Nous sommes alors à 2 ans et demi de la chute du mur.




Notes :


(1) En février 76, Bowie déclare notamment au magazine Rolling Stone qu"Hitler a été un excellent dictateur, tout à fait excentrique et assez fou".
(2) Nick Stevenson, "David Bowie : fame, sound and vision", Cambridge,2006
(3) "Venez devant cette porte, Monsieur Gorbatchev, ouvrez cette porte, Monsieur Gorbatchev, abattez ce mur!"


Bibliographie :


-Tobias Rüther : "Bowie and Berlin", 2008
-Tobias Rüther : http://www.standpointmag.co.uk/a-foreign-affair-david-bowie-in-berlin-december

Des recensions du livre de Rüther :





Des articles sur la chanson "Heroes" ou sur Bowie et Berlin :


-http://www.faz.net/s/RubE219BC35AB30426197C224F193F54B1B/Doc~ED1355FF4D5574DBB8127F7E33FCBB51C~ATpl~Ecommon~Scontent.html
- http://www.guardian.co.uk/travel/2008/aug/05/berlin.bars.musictour
- http://www.bowiegoldenyears.com/1977.html


Berlin en résumé:

1ère moitié du XII siècle : obtention d'une charte communale par Berlin et les villes comptoirs voisines (Cölln)
1871 : Berlin devient la capitale du premier empire allemand.
1918 : Insurrection spartakiste à Berlin
octobre 1941 : départ du premier convoi de Juifs berlinois vers les camps d'extermination depuis la gare de Grunevald.
1945 : division de la ville en 4 zones d'occupation.
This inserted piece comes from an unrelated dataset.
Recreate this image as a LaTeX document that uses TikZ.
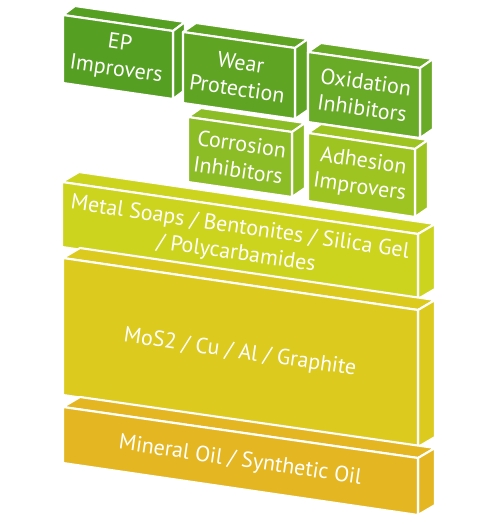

Berlin est dans la zone d'occupation soviétique de l'Allemagne démantelée.
1948 : blocus de Berlin, un des premiers moments chauds de la guerre froide
1961 : construction du mur. Berlin ouest devient une île en territoire soviétique.
1989 : chute du mur de Berlin
1990 : Berlin devient la capitale de l'Allemagne

En 2010 Berlin compte environ 3.5 millions d'habitants et son maire est Klaus Wowereit (SPD)
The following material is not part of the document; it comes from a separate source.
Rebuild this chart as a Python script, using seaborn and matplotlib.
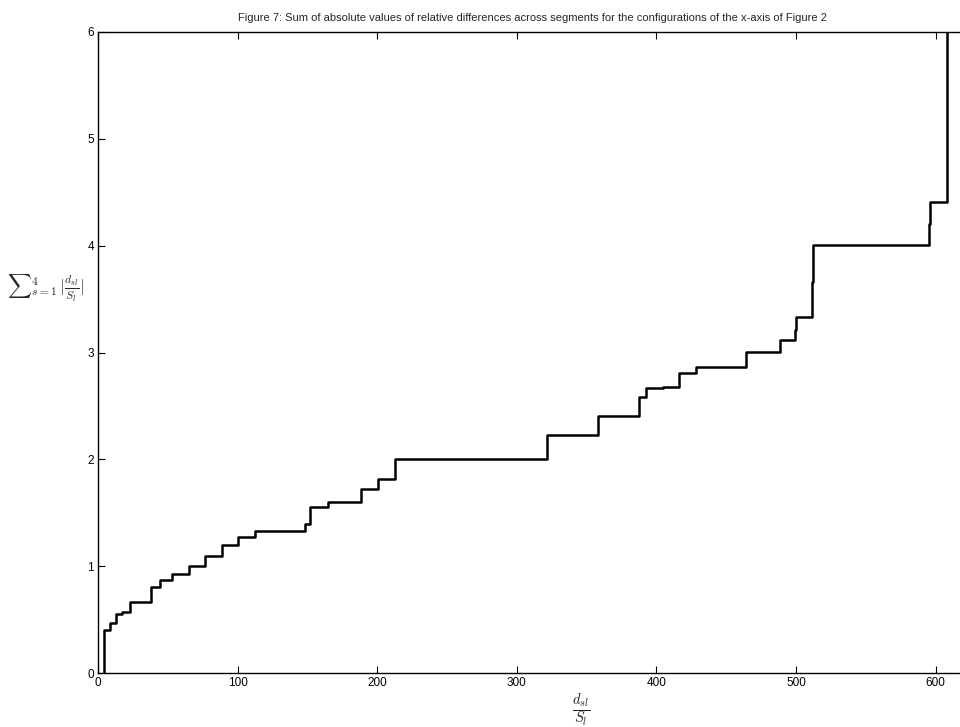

PS : Un immense merci à Karine Nimeskern qui a chassé Bowie et Berlin dans la presse germanophone pour moi et m'en a traduit de précieux passages.

10 commentaires:

E.AUGRIS a dit…

Cet article est magnifique !
Je ne connaissais Bowie que de très loin et j'ai appris plein de choses. Un très grand MERCI !
Je me suis toujours demandé qui avait composé ce superbe "Lust for Life" dans Trainspotting.

véronique servat a dit…

Merci Etienne,(je rougis un peu mais derrière l'ordi personne ne le voit)!
Berlin est une ville incroyable et c'est Bowie qui m'a emmenée à la découverte de toutes ses infrastructures musicales que je ne connaissais ps du tout. Moi qui pensais que les studios d'enregistrement mythiques étaient coincés entre abbey road et olympic studios de Londres. On imagine pas le nombre d'albums et d'artistes qui ont utilisé les studios Hansa Ton (Dépêche Mode, U2 bien sûr, les irlandais de Snow Patrol récemment). Mon regret est de ne pas pouvoir mettre une carte avec le mur et les lieux correspondant au séjour de Bowie à Berlin.

E.AUGRIS a dit…

Pour la carte, ça doit pouvoir se faire. Ajoute les lieux dans la carte Google maps de Loca virosque Cano.
Pour U2 il s'agit de Zooropa ?

véronique servat a dit…

J'ai mis un repère sur la carte google à l'endroit où Bowie logeait à Berlin, mais aujourd'hui il n'y a plus le mur....
Pour U2 il s'agit d'Achtung Baby, enregistré dans la douleur aux studios Hansa Ton.
Je pense que j'en ferai quelque chose prochainement ne serait-ce qu'à cause de "zoo station".

E.AUGRIS a dit…

Ah oui Achtung Baby...
ça me revient. j'adorais cet album. Zooropa doit être le suivant, mais je le connais moins. je crois que c'est le moment où j'ai un peu décroché de U2. Je ne connais pas trop les plus récents.

véronique servat a dit…

Tu peux investir dans le dernier sans problème !

E.AUGRIS a dit…

Bon, merci du conseil, je vais voir ça !

Anonyme a dit…

À mon humble avis, traduire "You can be mean" par "tu peux être raisonnable" est une grosse erreur… "Mean" signifie "bas, mesquin".

véronique servat a dit…

Merci cher anonyme de l'avoir signalée. Je corrige immédiatement.

Florian a dit…

Petite coquille sans grande importance : David Hemmings est l'interpète principal de Blow Up, non le réalisateur (qui en est Antonioni).